La campagna elettorale parte in pompa magna a Milano, ma gli occhi restano puntati su Roma, perché è nella Capitale reale, non in quella morale, che le incognite proliferano e la diplomazie si danno di conseguenza maggiormente da fare.
A Milano il quadro è tutto sommato chiaro. Sala e Parisi, i due manager tanto simili in tutto che si fatica a distinguerli persino a occhio nudo, si sono presentati, si sono attaccati, hanno fatto promesse. Sala ha agitato il fantasma vociante di Matteo Salvini: «Se vince Parisi governerà lui». Il presunto pupazzo ha smentito: giammai. Il sindaco uscente, Giuliano Pisapia, è soddisfatto: «Abbiamo lavorato per un centrosinistra ampio e coeso. Ce l’abbiamo fatta».

Sala promette che non esorbiterà di un millimetro dal percorso tracciato dal predecessore, e Sel milanese, che ha scelto di partecipare alla coalizione in controtendenza con l’indirizzo della nascente Sinistra italiana, si candida al ruolo di guardiana della continuità.

Il candidato della sinistra, invece, ancora non c’è. L’assemblea della Lista Tsipras a Milano di ieri avrebbe dovuto lanciare Curzio Maltese, ma dopo il suo rifiuto non se ne è più fatto niente. Alla fine, quasi certamente, sarà in campo Basilio Rizzo, che è certamente un ottimo nome ma che, con oltre 30 anni di presenza nel consiglio comunale, è davvero solo una candidatura di bandiera.

La partita, nella città lombarda, se la giocheranno veramente soltanto i due manager. Sala parte con un vantaggio netto di almeno 4 o 5 punti percentuali, stando ai sondaggi. Tutto il centrodestra in coro assicura che lo recupererà e in effetti la sensazione diffusa è che un po’ stia davvero accorciando le distanze.

A Roma invece la musica è diversa. La confusione impera da un capo all’altro dello spettro politico e le incognite sono ancora troppe per azzardare previsioni.

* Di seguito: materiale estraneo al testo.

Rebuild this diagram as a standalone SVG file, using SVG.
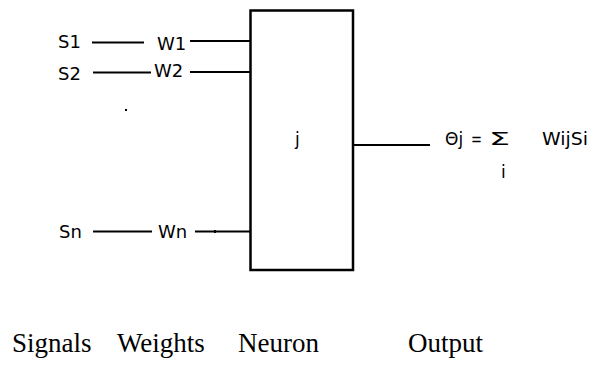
<svg xmlns="http://www.w3.org/2000/svg" width="591" height="369" viewBox="0 0 591 369">
<style>
.t{font-family:"DejaVu Sans","Noto Sans",sans-serif;font-size:18px;fill:#000}
.o{font-family:"DejaVu Sans","Noto Sans",sans-serif;font-size:17px;fill:#000}
.b{font-family:"Liberation Serif","Times New Roman",serif;font-size:27px;fill:#000}
.c{stroke:#000;stroke-width:2;fill:none}
</style>
<rect width="591" height="369" fill="#fff"/>
<g id="connectors">
<line class="c" x1="92" y1="42.5" x2="144" y2="42.5"/>
<line class="c" x1="190" y1="41" x2="250" y2="41"/>
<line class="c" x1="93" y1="72.5" x2="151" y2="72.5" stroke-width="2.5"/>
<line class="c" x1="190" y1="72" x2="250" y2="72"/>
<line class="c" x1="93" y1="231.5" x2="152" y2="231.5"/>
<line class="c" x1="195" y1="231.5" x2="250" y2="231.5"/>
<rect x="214" y="230" width="2" height="3" fill="#000"/>
<line class="c" x1="353" y1="145" x2="430" y2="145"/>
</g>
<g id="neuron">
<rect x="250.5" y="10.5" width="102.5" height="259.5" fill="none" stroke="#000" stroke-width="2.5"/>
<text class="o" x="295" y="145">j</text>
</g>
<g id="signals">
<text class="t" x="58" y="48">S1</text>
<text class="t" x="58" y="80">S2</text>
<rect x="125" y="109" width="2" height="2" fill="#000"/>
<text class="t" x="59" y="238">Sn</text>
</g>
<g id="weights">
<text class="t" x="157" y="50">W1</text>
<text class="t" x="154" y="77">W2</text>
<text class="t" x="158" y="238">Wn</text>
</g>
<g id="output">
<text class="o" x="445" y="145">Θj</text>
<text class="o" x="471" y="145" textLength="11" lengthAdjust="spacingAndGlyphs">=</text>
<text class="o" x="489" y="145" font-size="19" textLength="21" lengthAdjust="spacingAndGlyphs">Σ</text>
<text class="o" x="542" y="145" textLength="46" lengthAdjust="spacingAndGlyphs">WijSi</text>
<text class="o" x="501" y="178">i</text>
</g>
<g id="labels">
<text class="b" x="12" y="352">Signals</text>
<text class="b" x="117" y="352">Weights</text>
<text class="b" x="238" y="352">Neuron</text>
<text class="b" x="408" y="352">Output</text>
</g>
</svg>
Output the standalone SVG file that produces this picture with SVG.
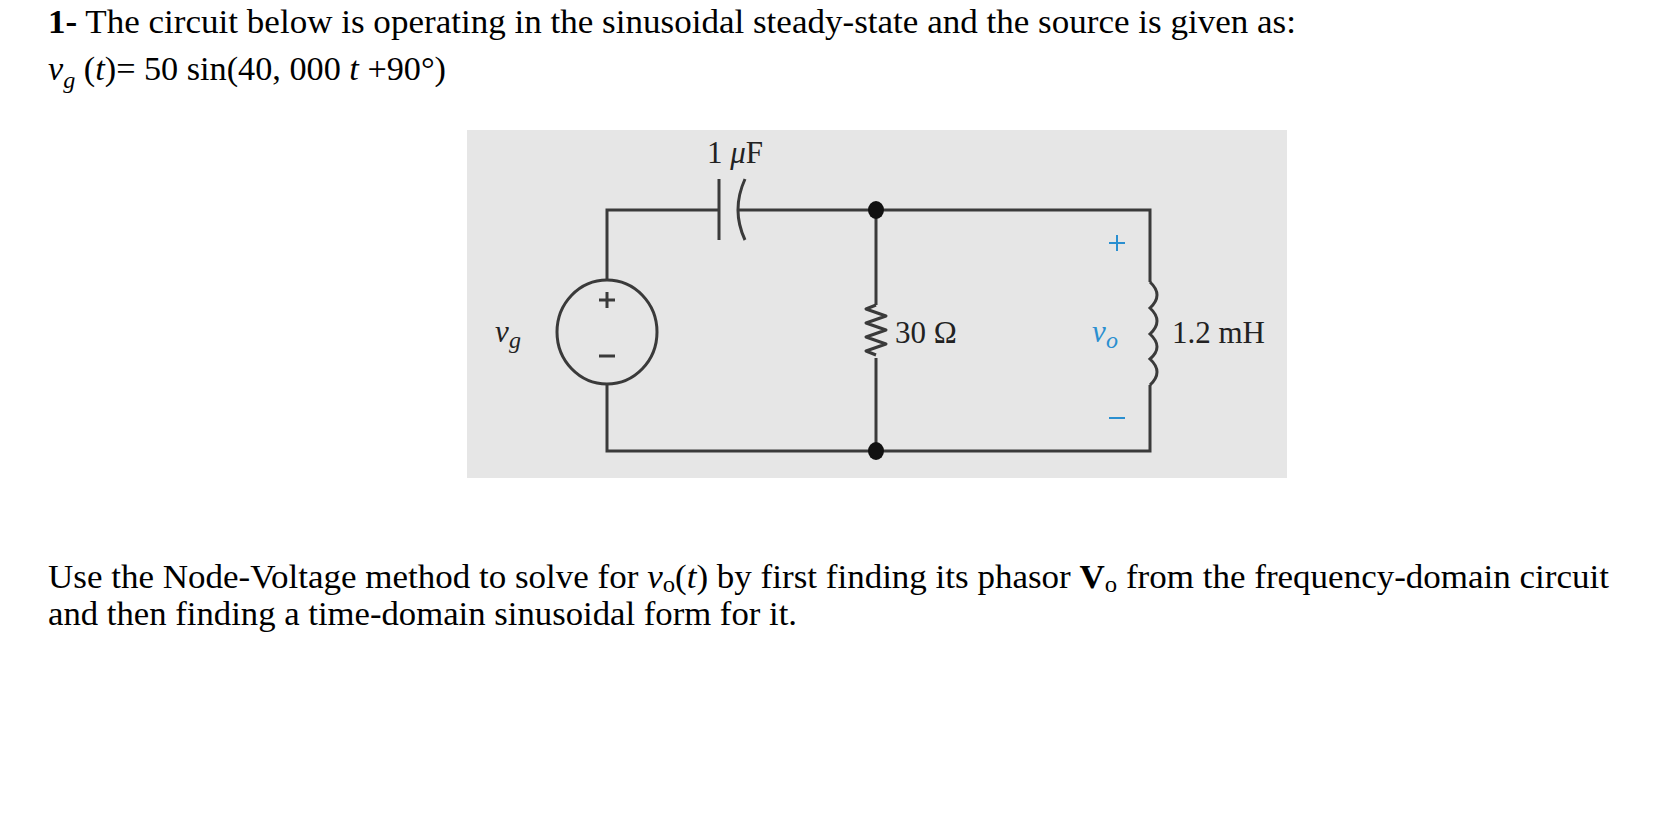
<svg xmlns="http://www.w3.org/2000/svg" width="1663" height="828" viewBox="0 0 1663 828">
<style>
.t{font-family:"Liberation Serif",serif;font-size:34px;fill:#000}
.w{stroke:#3a3a3a;stroke-width:3;fill:none}
.c{font-family:"Liberation Serif",serif;font-size:31px;fill:#222}
.b{fill:#2a8fd0}
</style>
<rect width="1663" height="828" fill="#fff"/>
<text class="t" x="48" y="33" textLength="1248" lengthAdjust="spacingAndGlyphs"><tspan font-weight="bold">1-</tspan> The circuit below is operating in the sinusoidal steady-state and the source is given as:</text>
<text class="t" x="48" y="80" textLength="398" lengthAdjust="spacingAndGlyphs"><tspan font-style="italic">v</tspan><tspan font-style="italic" font-size="24" dy="8">g</tspan><tspan dy="-8"> (</tspan><tspan font-style="italic">t</tspan>)= 50 sin(40, 000 <tspan font-style="italic">t</tspan> +90°)</text>
<rect x="467" y="130" width="820" height="348" fill="#e6e6e6"/>
<g id="connectors">
<path class="w" d="M607 280V210H719M737 210H876H1150V282M1150 385V451H607V384M876 210V305M876 358V451"/>
</g>
<g id="source">
<ellipse class="w" cx="607" cy="332" rx="50" ry="52"/>
<path class="w" stroke-width="2" d="M599 300h16M607 292v16M599 356h16"/>
<text class="c" x="508" y="342" text-anchor="middle" font-style="italic">v<tspan font-size="24" dy="6">g</tspan></text>
</g>
<g id="capacitor">
<path class="w" d="M719 179V240M745 179Q731 210 745 240"/>
<text class="c" x="735" y="163" text-anchor="middle">1 <tspan font-style="italic">μ</tspan>F</text>
</g>
<g id="resistor">
<path class="w" d="M876 305l-10 4l20 7l-20 7l20 7l-20 7l20 7l-20 7l10 4" stroke-linejoin="round"/>
<text class="c" x="895" y="343">30 Ω</text>
</g>
<g id="inductor">
<path class="w" d="M1150 282q14 13 0 26q14 13 0 26q14 13 0 25q14 13 0 26"/>
<text class="c" x="1172" y="343">1.2 mH</text>
<text class="c b" x="1105" y="342" text-anchor="middle" font-style="italic">v<tspan font-size="24" dy="6">o</tspan></text>
<path d="M1109 243h16M1117 235v16M1109 418h16" stroke="#2a8fd0" stroke-width="2"/>
</g>
<g id="nodes">
<ellipse cx="876" cy="210" rx="8" ry="9" fill="#111"/>
<ellipse cx="876" cy="451" rx="8" ry="9" fill="#111"/>
</g>
<text class="t" x="48" y="588" textLength="1561" lengthAdjust="spacingAndGlyphs">Use the Node-Voltage method to solve for <tspan font-style="italic">v</tspan><tspan font-size="24" dy="4">o</tspan><tspan dy="-4">(</tspan><tspan font-style="italic">t</tspan>) by first finding its phasor <tspan font-weight="bold">V</tspan><tspan font-size="24" dy="4">o</tspan><tspan dy="-4"> from the frequency-domain circuit</tspan></text>
<text class="t" x="48" y="625" textLength="749" lengthAdjust="spacingAndGlyphs">and then finding a time-domain sinusoidal form for it.</text>
</svg>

La principale ha le fattezze dell’ex primo cittadino, Ignazio il Marziano. Si è preso un week end di riflessione. Nessuno sa cosa abbia intenzione di fare anche se le previsioni, che valgono quel che valgono, lo danno in campo.

Già, ma quando? Il 31 marzo arriverà nelle librerie il suo già chiacchieratissimo libro. Promette rivelazioni, assicura fendenti che lèvati. Essendo il lancio del volume-molotov uno degli ostacoli alla discesa in campo, dal momento che qualche comparsata televisiva in meno toccherebbe scontarla, l’ipotesi di un ulteriore rinvio della sofferta scelta, sino a primi giorni di aprile, a lancio del libro avvenuto, è concreta.

Sarebbe un ulteriore guaio. Stefano Fassina non ha alcuna intenzione di fare passi indietro.

All’ultima riunione dei suoi sono arrivati anche i civatiani, sia pur con riserva in caso di candidatura di Marino, ieri 100 sindacalisti hanno firmato un appello a suo favore. L’unica per evitare il disastro annunciato di una doppia candidatura restano le primarie, sempre che i contendenti accettino e non è affatto detto. Però il tempo stringe, oltre il 10 aprile non se ne parla proprio. Se l’ex primo cittadino si deciderà davvero nei prossimi due giorni ci sarà ancora tempo, in caso contrario evitare la sciagurata doppia candidatura sarà un’impresa.

Nella destra divisa in quattro, una semplice doppia candidatura sarebbe da brindare.

Il più attivo in campo, in questo fine settimana, è Pier Casini. Lui, per lo meno, una strategia in testa ce l’ha. Vuole spingere l’ex alleato di Arcore a convergere su Marchini abbandonando Bertolaso, come primo passo verso una «ricomposizione del centro». L’ex presidente della Camera assicura in privato di aver già discusso la strategia con i pezzi da novanta del partito Mediaset, trovandoli entusiasti. Per la verità da quelle parti c’è chi, come Ghedini, segnala che un’alleanza del genere, da sola e senza «i populisti», cioè Lega e Fdi, non andrebbe molto lontana neppure se Fi toccasse un oggi difficilmente raggiungibile 20%.

Se mai si deciderà al passo indietro, il sovrano spodestato, lo farà a favore di mamma Giorgia. In quella direzione tirano i nordici, con in prima fila Toti l’ultimo arrivato nella foltissima squadra dei «traditori».

Senza dimenticare Storace, la cui presenza o meno in campo farebbe per la Lupa una certa differenza. Bertolaso si è rifiutato di incontrarlo: «Ma se mi ha coperto di contumelie fino a ieri!». Si può scommettere che Giorgia Meloni si dimostrerà più malleabile.